Hyatt and Hilton representatives did not immediately respond to a request for comment about the union’s move to ratify the contracts.

Hotel workers have said their pay hasn’t kept pace with soaring housing costs, and as a result, many have been displaced from neighborhoods near their workplaces and forced into long commutes. In sometimes contentious contract negotiations, the union initially demanded a $5 immediate hourly wage increase and a $3 boost each subsequent year of the three-year contract, for a total of $11. At a bargaining session in September, the union slightly lowered that proposal to $10.50.

The terms of the 4½-year collective bargaining agreement strike close to those initial demands, with non-tipped workers receiving a retroactive $2.50 hourly pay boost beginning Sept. 1, 2023; another $2.50 boost beginning April 1; a $1 bump at the start of 2025, another $1 bump Jan. 1 of 2026, with additional $1 bumps every six months after that, totaling $10 over the course of the contract.

Housekeepers, called “room attendants,” will earn $35 per hour, or $73,000 per year at most hotels by July 1, 2027. Top cooks will earn $41 per hour, or $85,000 per year.

The contracts also prohibit hotels from using E-Verify, a federal system used to check work eligibility of employees, as a way to protect immigrants working in the country illegally.

“We are pleased that Unite Here has finally ratified the agreements,” said Peter Hillan, a spokesperson for the California Hotel and Lodging Assn., an industry group. “Having our employees under contract so they can return to serving guests is good news for everybody.”

But strikes continue at dozens of other hotels where tentative agreements and formal contracts have remained elusive, including the Hotel Figueroa, Hotel Maya and Doubletree Downtown Los Angeles.

Last week, workers at Proper Santa Monica, Hotel June, San Pedro Doubletree and Proper Downtown Los Angeles walked off the job.

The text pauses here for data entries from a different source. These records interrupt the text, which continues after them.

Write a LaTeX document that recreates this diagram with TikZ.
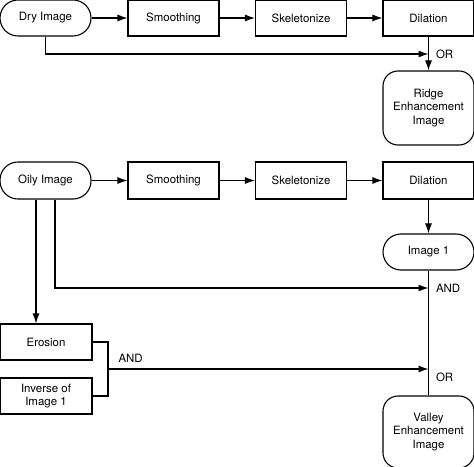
\documentclass[tikz,border=0pt]{standalone}
\usepackage{fontspec}
\setmainfont{TeX Gyre Heros}
\usetikzlibrary{arrows.meta, positioning}

\tikzset{
  procbox/.style={draw, rectangle, minimum width=91bp, minimum height=36bp, inner sep=2bp},
  termbox/.style={procbox, rounded corners=18bp},
  resbox/.style={procbox, rounded corners=15bp, align=center},
  flow/.style={->},
  gate/.style={font=\fontsize{11.5}{13}\selectfont, inner sep=0pt}
}

\begin{document}
\begin{tikzpicture}[x=1bp, y=-1bp, >={Latex[length=10bp,width=7bp]}, line width=1.1bp,
    font=\fontsize{11.5}{13.5}\selectfont]

    \useasboundingbox (0,0) rectangle (474,467);

    % ------------------------------------------------------------------
    % 1. Ridge branch (dry image)
    % ------------------------------------------------------------------
    \node[termbox] (dry)     at (45.5,18) {Dry Image};
    \node[procbox] (smooth1) at (173.5,18) {Smoothing};
    \node[procbox] (skel1)   at (301,18) {Skeletonize};
    \node[procbox] (dil1)    at (428.5,18) {Dilation};
    \node[resbox, minimum height=74bp] (ridge) at (428.5,108)
        {Ridge\\Enhancement\\Image};

    \draw[flow] (dry) -- (smooth1);
    \draw[flow] (smooth1) -- (skel1);
    \draw[flow] (skel1) -- (dil1);
    \draw[flow] (dil1) -- (ridge);

    % dry image goes round the chain straight to the result
    \coordinate (or1) at (428.5,54);
    \draw[flow] (dry.south) |- (or1);
    \node[gate, right=7bp of or1] (orlab1) {OR};

    % ------------------------------------------------------------------
    % 2. Valley branch (oily image)
    % ------------------------------------------------------------------
    \node[termbox, minimum height=37bp] (oily) at (45.5,180.5) {Oily Image};
    \node[procbox, minimum height=37bp] (smooth2) at (173.5,180.5) {Smoothing};
    \node[procbox, minimum height=37bp] (skel2)   at (301,180.5) {Skeletonize};
    \node[procbox, minimum height=37bp] (dil2)    at (428.5,180.5) {Dilation};
    \node[termbox] (img1) at (428.5,252) {Image 1};

    \draw[flow] (oily) -- (smooth2);
    \draw[flow] (smooth2) -- (skel2);
    \draw[flow] (skel2) -- (dil2);
    \draw[flow] (dil2) -- (img1);

    \node[procbox, minimum width=92bp] (erosion) at (46,342) {Erosion};
    \node[procbox, minimum width=92bp, align=center] (inverse) at (46,396)
        {Inverse of\\Image 1};
    \node[resbox, minimum height=72bp] (valley) at (428.5,432)
        {Valley\\Enhancement\\Image};

    % Image 1 runs down to the valley result
    \draw (img1) -- (valley);

    % oily image AND image 1
    \coordinate (and1) at (428.5,288);
    \draw[flow] ([xshift=9.5bp]oily.south) |- (and1);
    \node[gate, right=7bp of and1] (andlab1) {AND};

    % erosion AND inverse, then OR into the result
    \draw[flow] ([xshift=-9.5bp]oily.south) -- ([xshift=-9.5bp]oily.south |- erosion.north);
    \coordinate (join) at (108,369);
    \coordinate (or2) at (428.5,369);
    \draw (erosion.east) -| (join) |- (inverse.east);
    \draw[flow] (join) -- (or2);
    \node[gate, above right=6bp and 10bp of join] (andlab2) {AND};
    \node[gate, below right=3bp and 7bp of or2] (orlab2) {OR};

\end{tikzpicture}
\end{document}
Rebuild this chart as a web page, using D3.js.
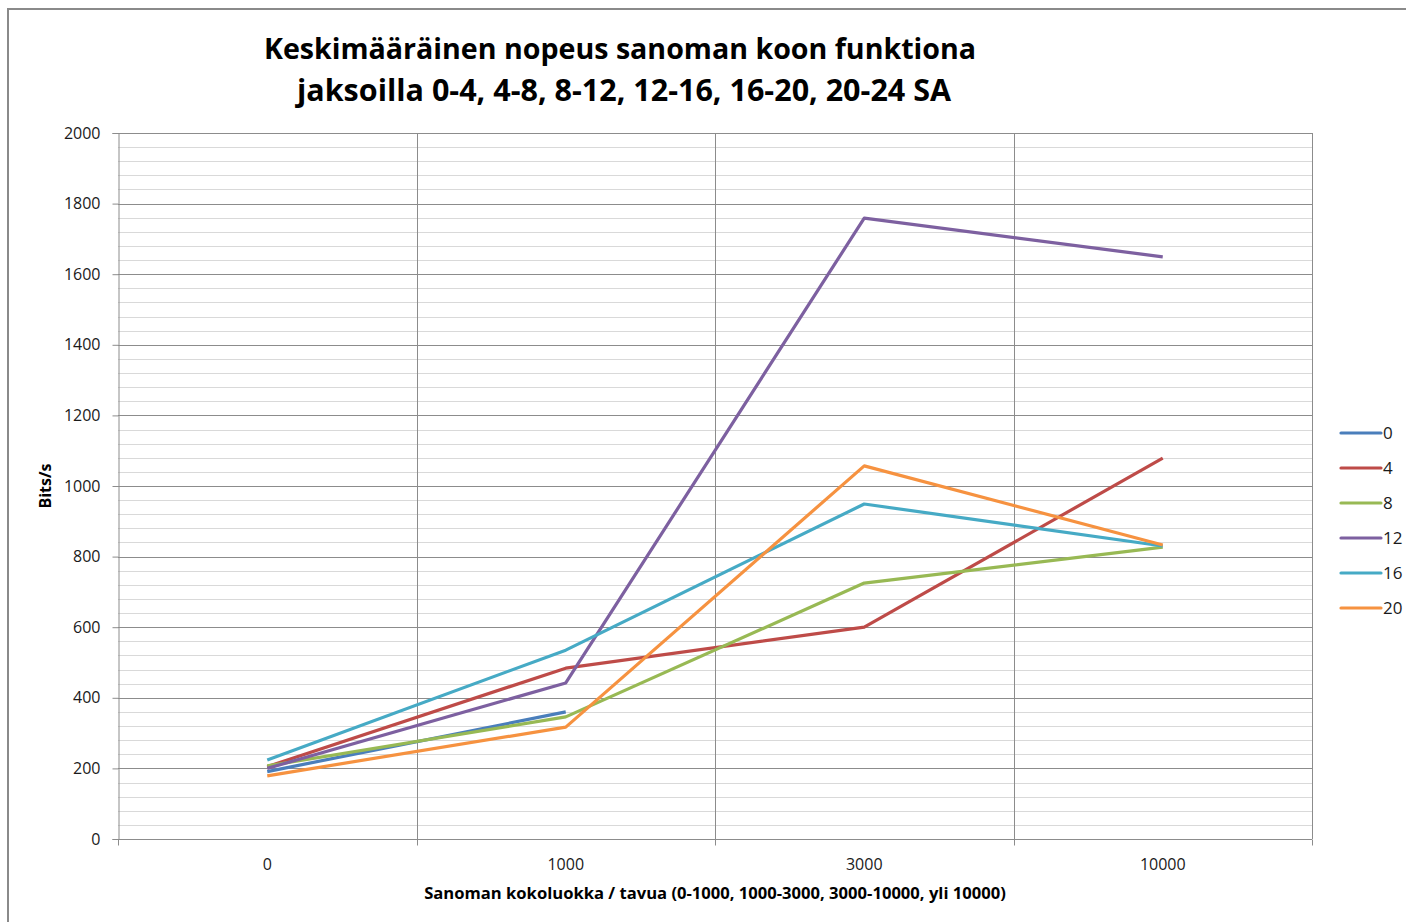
<!DOCTYPE html>
<html>
<head>
<meta charset="utf-8">
<script src="https://cdn.jsdelivr.net/npm/d3@7"></script>
<style>
  body { margin: 0; background: #fff; }
  svg { display: block; font-family: "Open Sans", "DejaVu Sans", sans-serif; }
</style>
</head>
<body>
<div id="chart"></div>
<script type="text/javascript">
// categories on the x axis
var categories = ["0", "1000", "3000", "10000"];

// one array per series (legend label = start hour)
var seriesNames = ["0", "4", "8", "12", "16", "20"];
var s0  = [191, 360];
var s4  = [205, 484, 600, 1079];
var s8  = [207, 346, 725, 827];
var s12 = [200, 442, 1759, 1649];
var s16 = [224, 535, 949, 830];
var s20 = [179, 317, 1057, 833];
var colors = ["#4A7EBB", "#BE4B48", "#98B954", "#7D60A0", "#46AAC5", "#F69240"];

var yTicks = [0, 200, 400, 600, 800, 1000, 1200, 1400, 1600, 1800, 2000];

var W = 1406, H = 922;
var margin = {top: 133, left: 118, right: W - 1312, bottom: H - 839};
var width = W - margin.left - margin.right,
    height = H - margin.top - margin.bottom;

var svg = d3.select("#chart").append("svg")
    .attr("width", W)
    .attr("height", H);

// chart frame
svg.append("rect")
    .attr("x", 8).attr("y", 9)
    .attr("width", W + 20).attr("height", H + 20)
    .attr("fill", "#fff")
    .attr("stroke", "#8a8a8a")
    .attr("stroke-width", 2);

// title
var title = svg.append("text")
    .attr("text-anchor", "middle")
    .attr("font-weight", "bold")
    .attr("fill", "#000");
title.append("tspan").attr("x", 620).attr("y", 59).attr("font-size", 28.6)
    .text("Keskimääräinen nopeus sanoman koon funktiona");
title.append("tspan").attr("x", 624).attr("y", 101).attr("font-size", 30.5)
    .text("jaksoilla 0-4, 4-8, 8-12, 12-16, 16-20, 20-24 SA");

var g = svg.append("g")
    .attr("transform", "translate(" + margin.left + "," + margin.top + ")");

// scales
var x = d3.scaleBand().domain(categories).range([0, width]);
var y = d3.scaleLinear().domain([0, 2000]).range([height, 0]);

// minor gridlines every 40
g.append("g").selectAll("line")
    .data(d3.range(40, 2000, 40).filter(function(v) { return v % 200 !== 0; }))
  .enter().append("line")
    .attr("x1", 0).attr("x2", width)
    .attr("y1", function(d) { return Math.round(y(d)) + 0.5; })
    .attr("y2", function(d) { return Math.round(y(d)) + 0.5; })
    .attr("stroke", "#d9d9d9").attr("stroke-width", 1);

// major gridlines
g.append("g").selectAll("line")
    .data(yTicks.slice(1))
  .enter().append("line")
    .attr("x1", 0).attr("x2", width)
    .attr("y1", function(d) { return Math.round(y(d)) + 0.5; })
    .attr("y2", function(d) { return Math.round(y(d)) + 0.5; })
    .attr("stroke", "#8c8c8c").attr("stroke-width", 1);

// vertical gridlines at band boundaries
var bounds = categories.map(function(c) { return x(c); }).concat([width]);
g.append("g").selectAll("line")
    .data(bounds.slice(1))
  .enter().append("line")
    .attr("x1", function(d) { return Math.round(d) + 0.5; })
    .attr("x2", function(d) { return Math.round(d) + 0.5; })
    .attr("y1", 0).attr("y2", height)
    .attr("stroke", "#8c8c8c").attr("stroke-width", 1);

// y axis
var yAxis = g.append("g")
    .attr("transform", "translate(0.5,0)")
    .call(d3.axisLeft(y).tickValues(yTicks).tickFormat(d3.format("d")).tickSize(6).tickPadding(12));
yAxis.select(".domain").attr("stroke", "#8c8c8c");
yAxis.selectAll(".tick line").attr("stroke", "#8c8c8c");
yAxis.selectAll(".tick text").attr("font-size", 16).attr("fill", "#1a1a1a")
    .attr("font-family", "'Open Sans', sans-serif");

// x axis: ticks at band boundaries, labels at centers
var xAxisG = g.append("g").attr("transform", "translate(0," + (height + 0.5) + ")");
xAxisG.append("line").attr("x1", 0).attr("x2", width).attr("stroke", "#8c8c8c");
xAxisG.selectAll(".bt").data(bounds).enter().append("line")
    .attr("x1", function(d) { return Math.round(d) + 0.5; })
    .attr("x2", function(d) { return Math.round(d) + 0.5; })
    .attr("y1", 0).attr("y2", 6)
    .attr("stroke", "#8c8c8c");
xAxisG.selectAll("text").data(categories).enter().append("text")
    .attr("x", function(d) { return x(d) + x.bandwidth() / 2; })
    .attr("y", 30)
    .attr("text-anchor", "middle")
    .attr("font-size", 16)
    .attr("fill", "#1a1a1a")
    .text(function(d) { return d; });

// axis titles
svg.append("text")
    .attr("x", 715).attr("y", 899)
    .attr("text-anchor", "middle")
    .attr("font-size", 16.6).attr("font-weight", "bold")
    .text("Sanoman kokoluokka / tavua (0-1000, 1000-3000, 3000-10000, yli 10000)");
svg.append("text")
    .attr("transform", "translate(51,486) rotate(-90)")
    .attr("text-anchor", "middle")
    .attr("font-size", 16).attr("font-weight", "bold")
    .text("Bits/s");

// lines
var allSeries = [s0, s4, s8, s12, s16, s20];
var line = d3.line()
    .x(function(d, i) { return x(categories[i]) + x.bandwidth() / 2; })
    .y(function(d) { return y(d); });

g.selectAll(".series").data(allSeries).enter().append("path")
    .attr("class", "series")
    .attr("d", line)
    .attr("fill", "none")
    .attr("stroke", function(d, i) { return colors[i]; })
    .attr("stroke-width", 3.2)
    .attr("stroke-linejoin", "round");

// legend
var legend = svg.append("g").selectAll("g").data(seriesNames).enter().append("g")
    .attr("transform", function(d, i) { return "translate(1341," + (433 + i * 35) + ")"; });
legend.append("line")
    .attr("x1", 0).attr("x2", 40)
    .attr("stroke", function(d, i) { return colors[i]; })
    .attr("stroke-width", 3.2).attr("stroke-linecap", "round");
legend.append("text")
    .attr("x", 42).attr("y", 6)
    .attr("font-size", 17).attr("fill", "#1a1a1a")
    .text(function(d) { return d; });
</script>
</body>
</html>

The strike lasted for several days.

Over the course of the contract campaign, Petersen and other union officials have said their demands are crucial protection as Los Angeles gears up to host the World Cup in 2026 and the Summer Olympics in 2028. Petersen said that some brands pushed to extend the contract expiration date in an effort to avert labor unrest around the Olympics, but the union declined, to hold on to leverage to ensure workers are compensated fairly.